• **WORK INSTRUCTIONS**
Write out again, word for word, the lines below from the line that holds "Give me the Chart.js source for this chart." through the line that holds "const LIGHT = '#b1b1b1';", omitting pictures.

### GIVEN DATA

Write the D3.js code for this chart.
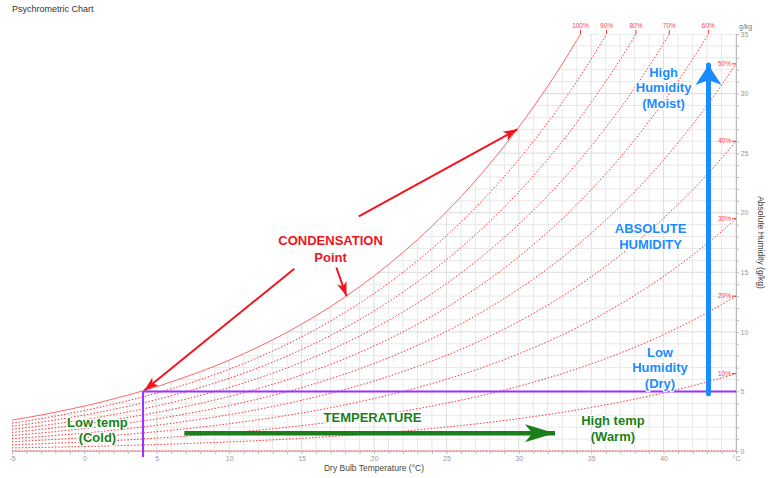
<!DOCTYPE html>
<html><head><meta charset="utf-8">
<script src="https://cdn.jsdelivr.net/npm/d3@7"></script>
<style>
body{margin:0;background:#fff;font-family:"Liberation Sans",Arial,sans-serif;}
svg{display:block}
.ann{font-weight:bold;font-size:13px;text-anchor:middle;paint-order:stroke;stroke:#fff;stroke-width:2.5px;stroke-linejoin:round}
</style></head><body>
<svg id="c" width="768" height="478"></svg>
<script>
// ---- data ----
const temps = d3.range(-5, 46); // dry bulb °C
// saturation absolute humidity (g/kg) at each temperature
const satHumidity = [2.60,2.80,3.02,3.26,3.51,3.77,4.06,4.37,4.69,5.04,5.40,5.80,6.22,6.66,7.13,7.63,8.16,8.73,9.33,9.96,10.65,11.36,12.12,12.93,13.78,14.69,15.65,16.67,17.74,18.87,20.07,21.34,22.68,24.10,25.60,27.19,28.86,30.62,32.48,34.46,36.55,38.75,41.07,43.52,46.12,48.86,51.75,54.80,58.02,61.42,64.99];
const rhLevels = [1.0,0.9,0.8,0.7,0.6,0.5,0.4,0.3,0.2,0.1];
const rhLabels = ["100%","90%","80%","70%","60%","50%","40%","30%","20%","10%"];
const xTickLabels = ["-5","0","5","10","15","20","25","30","35","40","°C"];
const yTickLabels = ["0","5","10","15","20","25","30","35"];

const svg = d3.select("#c");
const x = d3.scaleLinear().domain([-5,45]).range([12,736]);
const y = d3.scaleLinear().domain([0,35]).range([451,34]);

// title
svg.append("text").attr("x",12).attr("y",12).attr("font-size",9).attr("fill","#333").text("Psychrometric Chart");

const defs = svg.append("defs");
defs.append("clipPath").attr("id","plot").append("rect")
  .attr("x",x(-5)).attr("y",y(35)).attr("width",x(45)-x(-5)).attr("height",y(0)-y(35));
const satPts = temps.map((t,i)=>[t,Math.min(satHumidity[i],35)]);
const areaGen = d3.area().x(d=>x(d[0])).y0(y(0)).y1(d=>y(d[1])).curve(d3.curveMonotoneX);
defs.append("clipPath").attr("id","under").append("path").attr("d",areaGen(satPts));

// grid under saturation curve
const grid = svg.append("g").attr("clip-path","url(#under)");
grid.selectAll("line.v").data(d3.range(-5,46)).join("line")
  .attr("x1",d=>x(d)).attr("x2",d=>x(d)).attr("y1",y(0)).attr("y2",y(35))
  .attr("stroke",d=>d%5===0?"#dcdcdc":"#e8e8e8").attr("stroke-width",1);
grid.selectAll("line.h").data(d3.range(0,36)).join("line")
  .attr("x1",x(-5)).attr("x2",x(45)).attr("y1",d=>y(d)).attr("y2",d=>y(d))
  .attr("stroke",d=>d%5===0?"#dcdcdc":"#e8e8e8").attr("stroke-width",1);

// axes
const xAxis = d3.axisBottom(x).tickValues(d3.range(-5,46)).tickSize(3).tickFormat(d=>d%5===0?xTickLabels[(d+5)/5]:"");
const gx = svg.append("g").attr("transform",`translate(0,${y(0)})`).call(xAxis);
gx.select(".domain").attr("stroke","#bbb");
gx.selectAll(".tick line").attr("stroke","#bbb");
gx.selectAll(".tick text").attr("fill","#999").attr("font-size",7).attr("font-family","Liberation Sans, Arial").attr("dy","0.5em");

const yAxis = d3.axisRight(y).tickValues(d3.range(0,36)).tickSize(3).tickFormat(d=>d%5===0?yTickLabels[d/5]:"");
const gy = svg.append("g").attr("transform",`translate(${x(45)},0)`).call(yAxis);
gy.select(".domain").attr("stroke","#bbb");
gy.selectAll(".tick line").attr("stroke","#bbb");
gy.selectAll(".tick text").attr("fill","#999").attr("font-size",7).attr("font-family","Liberation Sans, Arial").attr("dx","-0.2em");
svg.append("text").attr("x",x(45)+3).attr("y",y(35)-5).attr("font-size",7).attr("fill","#777").text("g/kg");
svg.append("text").attr("transform",`translate(758,${(y(0)+y(35))/2}) rotate(90)`).attr("text-anchor","middle")
  .attr("font-size",8.5).attr("fill","#444").text("Absolute Humidity (g/kg)");
svg.append("text").attr("x",(x(-5)+x(45))/2).attr("y",471).attr("text-anchor","middle")
  .attr("font-size",8.5).attr("fill","#444").text("Dry Bulb Temperature (°C)");

// RH curves
const line = d3.line().x(d=>x(d[0])).y(d=>y(d[1])).curve(d3.curveMonotoneX);
const curves = svg.append("g").attr("clip-path","url(#plot)");
curves.append("path").attr("d",line(temps.map(t=>[t,0]))).attr("fill","none")
  .attr("stroke","#f33").attr("stroke-width",1).attr("stroke-dasharray","1.5,1.5");
rhLevels.forEach((rh,k)=>{
  const pts = temps.map((t,i)=>[t,rh*satHumidity[i]]);
  curves.append("path").attr("d",line(pts)).attr("fill","none")
    .attr("stroke",k===0?"#f66":"#f33").attr("stroke-width",1)
    .attr("stroke-dasharray",k===0?null:"1.5,1.8");
  // label
  const last = rh*satHumidity[satHumidity.length-1];
  if(last>35){
    let i=pts.findIndex(p=>p[1]>=35);
    const a=pts[i-1],b=pts[i];
    const tc=a[0]+(35-a[1])/(b[1]-a[1])*(b[0]-a[0]);
    svg.append("line").attr("x1",x(tc)).attr("x2",x(tc)).attr("y1",y(35)-4).attr("y2",y(35)).attr("stroke","#f33");
    svg.append("text").attr("x",x(tc)).attr("y",y(35)-6).attr("text-anchor","middle").attr("font-size",6.5).attr("fill","#f44").text(rhLabels[k]);
  } else {
    svg.append("line").attr("x1",x(45)-4).attr("x2",x(45)).attr("y1",y(last)).attr("y2",y(last)).attr("stroke","#f33");
    svg.append("text").attr("x",x(45)-5).attr("y",y(last)+2).attr("text-anchor","end").attr("font-size",6.5).attr("fill","#f44").text(rhLabels[k]);
  }
});

// ---- annotations ----
const red="#f0141e", green="#1a7f1a", blue="#1a8cff", purple="#9b30ff";
function marker(id,color,w,h){
  defs.append("marker").attr("id",id).attr("markerUnits","userSpaceOnUse")
    .attr("viewBox",`0 0 ${w} ${h}`).attr("refX",w).attr("refY",h/2)
    .attr("markerWidth",w).attr("markerHeight",h).attr("orient","auto")
    .append("path").attr("d",`M0,0L${w},${h/2}L0,${h}L${w*0.25},${h/2}Z`).attr("fill",color);
}
marker("mr",red,14,10);
marker("mg",green,30,18);
marker("mb",blue,20,26);

// purple lines
const purpleT = 4.05, purpleW = 5;
svg.append("line").attr("x1",x(purpleT)).attr("x2",x(45)).attr("y1",y(purpleW)).attr("y2",y(purpleW))
  .attr("stroke",purple).attr("stroke-width",2);
svg.append("line").attr("x1",x(purpleT)).attr("x2",x(purpleT)).attr("y1",y(-0.5)).attr("y2",y(purpleW))
  .attr("stroke",purple).attr("stroke-width",2);

// red arrows [t1,w1,t2,w2]
const redArrows = [[18.95,19.7,29.9,27.0],[14.5,15.3,4.15,5.1],[17.4,15.4,18.1,13.0]];
redArrows.forEach(a=>{
  svg.append("line").attr("x1",x(a[0])).attr("y1",y(a[1])).attr("x2",x(a[2])).attr("y2",y(a[3]))
    .attr("stroke",red).attr("stroke-width",2).attr("marker-end","url(#mr)");
});
// green arrow
svg.append("line").attr("x1",x(6.9)).attr("x2",x(32.5)).attr("y1",y(1.5)).attr("y2",y(1.5))
  .attr("stroke",green).attr("stroke-width",4.5).attr("marker-end","url(#mg)");
// blue arrow
svg.append("line").attr("x1",x(43.1)).attr("x2",x(43.1)).attr("y1",y(4.8)).attr("y2",y(32.4))
  .attr("stroke",blue).attr("stroke-width",5).attr("stroke-linecap","round").attr("marker-end","url(#mb)");

// texts [t,w,lines,color,lineSpacing]
const notes = [
  [17.0,17.3,["CONDENSATION","Point"],red,"1.3em"],
  [0.9,2.05,["Low temp","(Cold)"],green,"1.2em"],
  [19.9,2.4,["TEMPERATURE"],green,"1.2em"],
  [36.5,2.15,["High temp","(Warm)"],green,"1.2em"],
  [40.0,31.4,["High","Humidity","(Moist)"],blue,"1.2em"],
  [39.1,18.3,["ABSOLUTE","HUMIDITY"],blue,"1.2em"],
  [39.75,7.9,["Low","Humidity","(Dry)"],blue,"1.2em"]
];
notes.forEach(n=>{
  const t = svg.append("text").attr("class","ann").attr("x",x(n[0])).attr("y",y(n[1])).attr("fill",n[3]);
  n[2].forEach((s,i)=>t.append("tspan").attr("x",x(n[0])).attr("dy",i===0?0:n[4]).text(s));
});
</script></body></html>
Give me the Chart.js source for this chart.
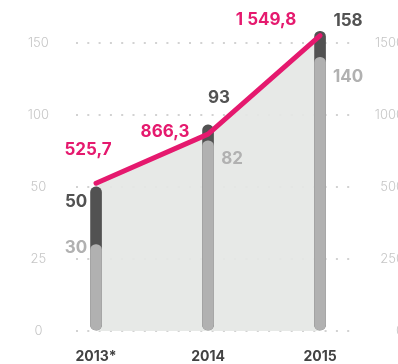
<!DOCTYPE html>
<html lang="ru">
<head>
  <meta charset="UTF-8">
  <title>Chart</title>
  <script src="https://cdn.jsdelivr.net/npm/chart.js"></script>
  <style>
    html, body { margin: 0; padding: 0; background: #fff; overflow: hidden; }
  </style>
</head>
<body>
  <canvas id="myChart" width="404" height="364"></canvas>

  <script>
    const categories = ['2013*', '2014', '2015'];
    const totals = [50, 93, 158];        // dark bars, left axis
    const parts = [30, 82, 140];         // light bars, left axis
    const lineValues = [525.7, 866.3, 1549.8]; // pink line, right axis
    const leftTicks = [0, 25, 50, 100, 150];
    const rightTicks = [0, 250, 500, 1000, 1500];

    const PINK = '#e5196e';
    const DARK = '#525252';
    const LIGHT = '#b1b1b1';

    // axis with equal spacing between uneven tick values
    class BrokenScale extends Chart.LinearScale {
      warp(v) {
        const b = this.options.breaks;
        if (v <= b[0]) return 0;
        for (let i = 1; i < b.length; i++) {
          if (v <= b[i]) return i - 1 + (v - b[i - 1]) / (b[i] - b[i - 1]);
        }
        const n = b.length - 1;
        return n + (v - b[n]) / (b[n] - b[n - 1]);
      }
      unwarp(u) {
        const b = this.options.breaks;
        const n = b.length - 1;
        const i = Math.max(0, Math.min(n - 1, Math.floor(u)));
        return b[i] + (u - i) * (b[i + 1] - b[i]);
      }
      buildTicks() {
        return this.options.breaks.map(v => ({ value: v }));
      }
      getPixelForValue(v) {
        return super.getPixelForValue(this.warp(v));
      }
      getValueForPixel(px) {
        return this.unwarp(super.getValueForPixel(px));
      }
    }
    BrokenScale.id = 'broken';
    BrokenScale.defaults = {};
    Chart.register(BrokenScale);

    // value labels next to bars and line points: offsets per dataset
    const labelOffsets = {
      0: [[-8, -33], [-43, -2], [-54, -16]],
      1: [[-20, 3], [24, 18], [28, 20]],
      2: [[-20, 15], [11, -27], [28, -10]]
    };
    const labelColors = { 0: PINK, 1: LIGHT, 2: DARK };

    const valueLabels = {
      id: 'valueLabels',
      afterDatasetsDraw(chart) {
        const ctx = chart.ctx;
        ctx.save();
        ctx.font = '700 17px Inter';
        ctx.textAlign = 'center';
        ctx.textBaseline = 'middle';
        chart.data.datasets.forEach((ds, di) => {
          const meta = chart.getDatasetMeta(di);
          meta.data.forEach((el, i) => {
            const v = ds.data[i].y;
            const txt = di === 0
              ? v.toFixed(1).replace('.', ',').replace(/^(\d)(\d{3})/, '$1 $2')
              : String(v);
            const [dx, dy] = labelOffsets[di][i];
            ctx.fillStyle = labelColors[di];
            ctx.fillText(txt, el.x + dx, el.y + dy);
          });
        });
        ctx.restore();
      }
    };

    const toPoints = arr => arr.map((v, i) => ({ x: i, y: v }));

    const data = {
      datasets: [
        {
          type: 'line',
          data: toPoints(lineValues),
          yAxisID: 'y1',
          borderColor: PINK,
          borderWidth: 5,
          borderCapStyle: 'round',
          borderJoinStyle: 'round',
          pointRadius: 0,
          tension: 0,
          fill: 'origin',
          backgroundColor: 'rgba(229,231,229,0.93)',
          order: 0
        },
        {
          type: 'bar',
          data: toPoints(parts),
          yAxisID: 'y',
          backgroundColor: LIGHT,
          barThickness: 11,
          borderRadius: 6,
          borderSkipped: false,
          grouped: false,
          order: 1
        },
        {
          type: 'bar',
          data: toPoints(totals),
          yAxisID: 'y',
          backgroundColor: DARK,
          barThickness: 11,
          borderRadius: 6,
          borderSkipped: false,
          grouped: false,
          order: 2
        }
      ]
    };

    const tickFont = { family: 'Inter', size: 13, weight: 300 };

    // fixed axis sizes, no extra padding pushed into the chart area
    const fixSize = (w, h) => s => {
      if (w !== null) s.width = w;
      if (h !== null) s.height = h;
      s.paddingTop = 0;
      s.paddingBottom = 0;
      s.paddingLeft = 0;
      s.paddingRight = 0;
    };

    const config = {
      type: 'bar',
      data: data,
      plugins: [valueLabels],
      options: {
        responsive: false,
        animation: false,
        events: [],
        layout: { padding: { top: 14, left: 0, right: 0, bottom: 0 } },
        plugins: {
          legend: { display: false },
          tooltip: { enabled: false },
          filler: { drawTime: 'beforeDatasetsDraw' }
        },
        scales: {
          x: {
            type: 'linear',
            offset: false,
            min: -0.179,
            max: 2.312,
            bounds: 'data',
            afterBuildTicks: s => { s.ticks = categories.map((c, i) => ({ value: i })); },
            afterFit: fixSize(null, 33),
            grid: { display: false, drawTicks: false },
            border: { display: false },
            ticks: {
              autoSkip: false,
              maxRotation: 0,
              padding: 17,
              color: '#424242',
              font: { family: 'Inter', size: 14, weight: 700 },
              callback: v => categories[v]
            }
          },
          y: {
            type: 'broken',
            position: 'left',
            breaks: leftTicks,
            min: 0,
            max: 4.4,
            afterFit: fixSize(76, null),
            grid: { color: '#d2d2d2', lineWidth: 2, drawTicks: false },
            border: { display: false, dash: [2, 9.3] },
            ticks: {
              autoSkip: false,
              padding: 27,
              crossAlign: 'center',
              color: '#c6c6c6',
              font: tickFont,
              callback: v => String(v)
            }
          },
          y1: {
            type: 'broken',
            position: 'right',
            breaks: rightTicks,
            min: 0,
            max: 4.4,
            afterFit: fixSize(49, null),
            grid: { display: false, drawTicks: false },
            border: { display: false },
            ticks: {
              autoSkip: false,
              padding: 0,
              crossAlign: 'far',
              color: '#c6c6c6',
              font: tickFont,
              callback: v => String(v)
            }
          }
        }
      }
    };

    const ctx = document.getElementById('myChart').getContext('2d');
    const myChart = new Chart(ctx, config);
  </script>
</body>
</html>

######

• **RESULT OF THE TASK**
Give me the Chart.js source for this chart.
<!DOCTYPE html>
<html lang="ru">
<head>
  <meta charset="UTF-8">
  <title>Chart</title>
  <script src="https://cdn.jsdelivr.net/npm/chart.js"></script>
  <style>
    html, body { margin: 0; padding: 0; background: #fff; overflow: hidden; }
  </style>
</head>
<body>
  <canvas id="myChart" width="404" height="364"></canvas>

  <script>
    const categories = ['2013*', '2014', '2015'];
    const totals = [50, 93, 158];        // dark bars, left axis
    const parts = [30, 82, 140];         // light bars, left axis
    const lineValues = [525.7, 866.3, 1549.8]; // pink line, right axis
    const leftTicks = [0, 25, 50, 100, 150];
    const rightTicks = [0, 250, 500, 1000, 1500];

    const PINK = '#e5196e';
    const DARK = '#525252';
    const LIGHT = '#b1b1b1';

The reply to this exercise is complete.